Question

If $$h\left(x\right)=3x$$ and $$g\left(x\right)=4x-1$$, when is $$h\left(x\right)=g\left(x\right)$$?

Answer

**step1** Understanding the problem

We are given two mathematical rules, or functions, relating to a number $$x$$. The first rule is $$h(x) = 3x$$, which means we multiply the number $$x$$ by 3. The second rule is $$g(x) = 4x - 1$$, which means we multiply the number $$x$$ by 4 and then subtract 1 from the result.
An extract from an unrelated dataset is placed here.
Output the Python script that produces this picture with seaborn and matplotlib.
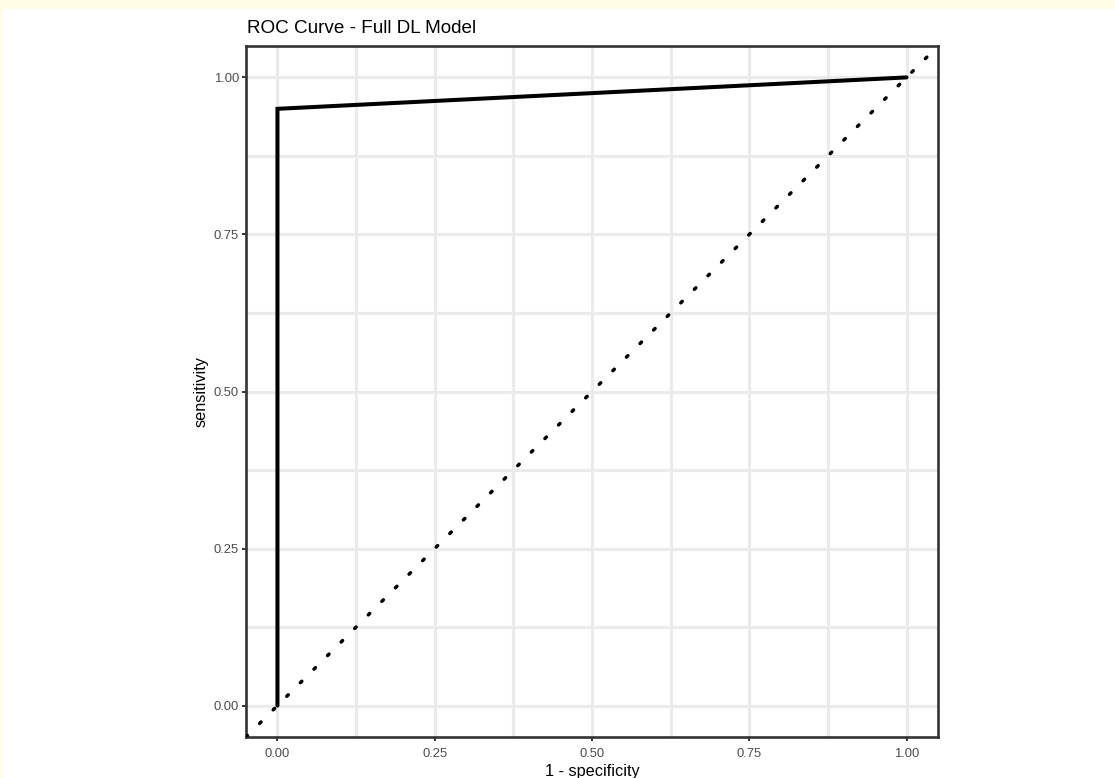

We need to find the specific value of $$x$$ for which the outcome of rule $$h(x)$$ is exactly the same as the outcome of rule $$g(x)$$. In simpler terms, we are looking for a number $$x$$ such that "3 times $$x$$" is equal to "4 times $$x$$ minus 1".

**step2** Setting up the condition for equality

The problem asks for the value of $$x$$ where $$h(x) = g(x)$$. This translates to finding $$x$$ such that $$3x = 4x - 1$$. We will look for a number that, when used in both expressions, gives the same final value.

**step3** Testing a starting value for x

Let's try a simple number for $$x$$. We can start by testing $$x = 0$$.
For $$h(x)$$: If $$x = 0$$, then $$h(0) = 3 \times 0 = 0$$.
For $$g(x)$$: If $$x = 0$$, then $$g(0) = 4 \times 0 - 1 = 0 - 1 = -1$$.
Since $$0$$ is not equal to $$-1$$, $$x = 0$$ is not the answer.

**step4** Testing another value for x

Since $$x = 0$$ did not work, let's try the next whole number, $$x = 1$$.
For $$h(x)$$: If $$x = 1$$, then $$h(1) = 3 \times 1 = 3$$.
For $$g(x)$$: If $$x = 1$$, then $$g(1) = 4 \times 1 - 1 = 4 - 1 = 3$$.
We can see that when $$x = 1$$, both $$h(x)$$ and $$g(x)$$ result in the value $$3$$. This means we have found the value of $$x$$ where they are equal.

**step5** Stating the final answer

The value of $$x$$ for which $$h(x) = g(x)$$ is $$x = 1$$.